Not too old, mind you. Both top earners still have vestiges of that new-movie smell. Still, in the economics of modern moviemaking where the youngsters almost always make hay, these two semi-geriatric offerings made for a formidable one-two punch.

Venom chewed up the top slot again, clawing its way to an estimated $35.7 million in the United States and Canada over the weekend to bring its overall haul to $142.8 million. And Venom’s symbiotic relationship with movie fans doesn’t stop at the border, either. The fang-laden antihero has collected $235.3 million in international markets, which pushes its overall gross to $378.1 million. Despite the withering early reviews, Venom sports some serious teeth.

A Star Is Born wasn’t born yesterday, either. Now a seasoned, grizzled veteran of the box-office tourney, Bradley Cooper’s awards-season vehicle scored its second-straight silver medal, earning $28 million. It’s just a wee bit shy of $100 million overall (Star’s overall domestic gross weighs in at $94.2 million right now), but it should hit that milestone before we meet again next week. After all, audiences are still going gaga for the thing.
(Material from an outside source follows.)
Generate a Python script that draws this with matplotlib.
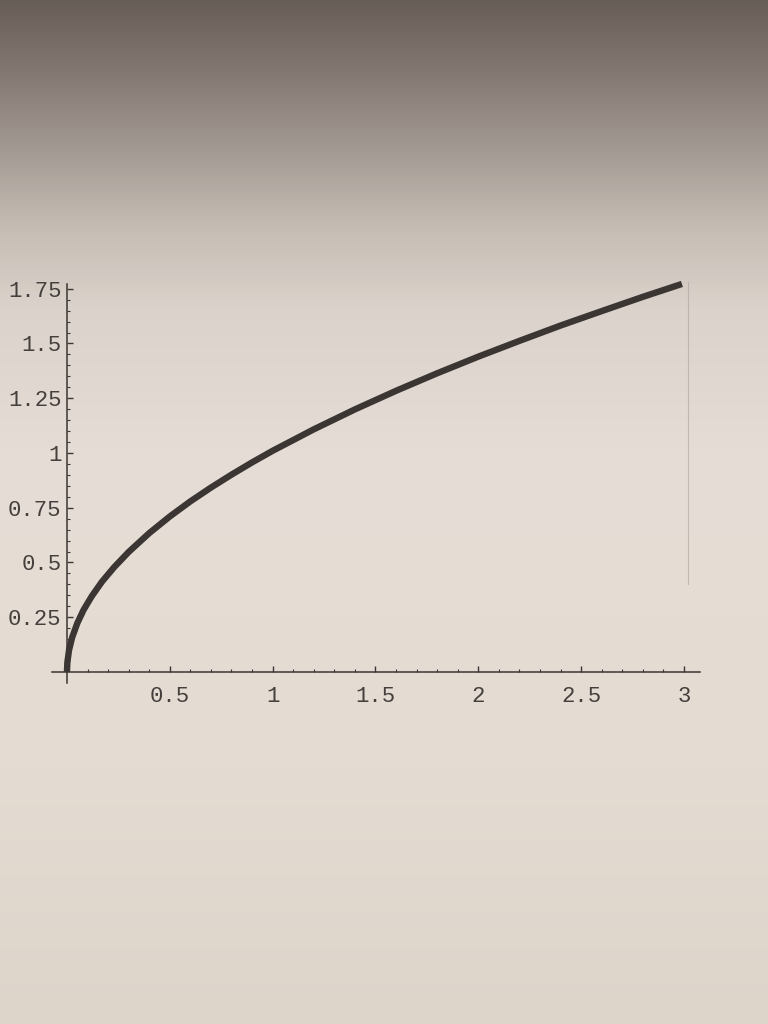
import numpy as np
import matplotlib.pyplot as plt
from matplotlib.colors import LinearSegmentedColormap

# curve
curve_x = [0.0, 0.002, 0.01, 0.025, 0.05, 0.08, 0.12, 0.17, 0.23, 0.3,
           0.4, 0.5, 0.6, 0.7, 0.8, 0.9, 1.0, 1.2, 1.4, 1.6, 1.8, 2.0,
           2.2, 2.4, 2.6, 2.8, 2.99]
curve_y = [0.0, 0.044, 0.099, 0.157, 0.222, 0.282, 0.345, 0.412, 0.479,
           0.548, 0.634, 0.710, 0.779, 0.842, 0.901, 0.957, 1.010, 1.108,
           1.199, 1.284, 1.364, 1.440, 1.512, 1.582, 1.648, 1.713, 1.772]

x_ticks = [0.5, 1, 1.5, 2, 2.5, 3]
x_labels = ["0.5", "1", "1.5", "2", "2.5", "3"]
y_ticks = [0.25, 0.5, 0.75, 1, 1.25, 1.5, 1.75]
y_labels = ["0.25", "0.5", "0.75", "1", "1.25", "1.5", "1.75"]

ink = "#3b3633"

fig = plt.figure(figsize=(7.68, 10.24), dpi=100)

# paper background, darker towards the top of the photo
bg = fig.add_axes([0, 0, 1, 1], zorder=-1)
paper = LinearSegmentedColormap.from_list("paper", [
    (0.00, "#685e58"), (0.06, "#7f756e"), (0.15, "#a59c95"),
    (0.22, "#c5bcb4"), (0.30, "#dbd3cb"), (0.45, "#e6ded6"),
    (0.75, "#e4dbd2"), (1.00, "#ddd4ca")])
bg.imshow(np.linspace(0, 1, 512).reshape(-1, 1), cmap=paper,
          aspect="auto", extent=[0, 1, 0, 1])
bg.set_axis_off()

ax = fig.add_axes([0.0604, 0.3224, 0.857, 0.417])
ax.patch.set_alpha(0)
ax.set_xlim(-0.1, 3.1)
ax.set_ylim(-0.1, 1.85)

ax.plot(curve_x, curve_y, color=ink, lw=4.6, solid_capstyle="butt",
        solid_joinstyle="round")

# faint pencil mark on the right edge of the plot
ax.plot([3.02, 3.02], [0.4, 1.78], color="#aaa29b", lw=0.8, alpha=0.6)

for side in ["top", "right"]:
    ax.spines[side].set_visible(False)
ax.spines["left"].set_position(("data", 0))
ax.spines["bottom"].set_position(("data", 0))
ax.spines["left"].set_bounds(-0.05, 1.77)
ax.spines["bottom"].set_bounds(-0.075, 3.08)
for side in ["left", "bottom"]:
    ax.spines[side].set_color(ink)
    ax.spines[side].set_linewidth(1.1)

ax.set_xticks(x_ticks)
ax.set_xticklabels(x_labels)
ax.set_yticks(y_ticks)
ax.set_yticklabels(y_labels)
ax.set_xticks(np.arange(1, 31) / 10, minor=True)
ax.set_yticks(np.arange(1, 36) / 20, minor=True)

ax.tick_params(which="major", direction="in", length=4.5, width=1.0,
               color=ink, labelcolor="#45403d", labelsize=16)
ax.tick_params(which="minor", direction="in", length=2.2, width=0.8,
               color=ink)
ax.tick_params(axis="x", which="major", pad=10)
ax.tick_params(axis="y", which="major", pad=4)
for lab in ax.get_xticklabels() + ax.get_yticklabels():
    lab.set_family("Liberation Mono")

plt.savefig("out.png", dpi=100)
The same cannot be said for First Man, another awards hopeful. The freshman flick fired up its rockets but had trouble gaining altitude. It earned just $16.5 million, a little shy of the orbit most prognosticators expected. Still, First Man has its sights locked on the long game, and it may yet shoot to the moon.

Goosebumps 2: Haunted Halloween sent only small shivers through the box office, earning an estimated $16.2 million to finish fourth. It pushed another kid-focused flick, Smallfoot, down to fifth with $9.3 million.

Bad Times at the El Royale, the weekend’s third wide release, had a bad time at the multiplex, landing with a thud in seventh. It earned just $7.2 million despite its quirky all-star cast.

The unwieldly named Gosnell: The Trial of America’s Biggest Serial Killer opened in just 673 theaters  this weekend, well off the pace set by the weekend’s other newcomers. (First Man, for instance, was in nearly 3,000 more.) But this dramatic story of a Philadelphia abortion doctor’s trial for murder still managed to muster a top-12 finish with $1.2 million, anyway.

Elsewhere, Beautiful Boy began its own awards campaign in just four theaters, but it collected more than $55,000 in each one—the biggest per-screen gross of the weekend—to give it a $221,437 payday. A beautiful beginning, perhaps, but time will tell.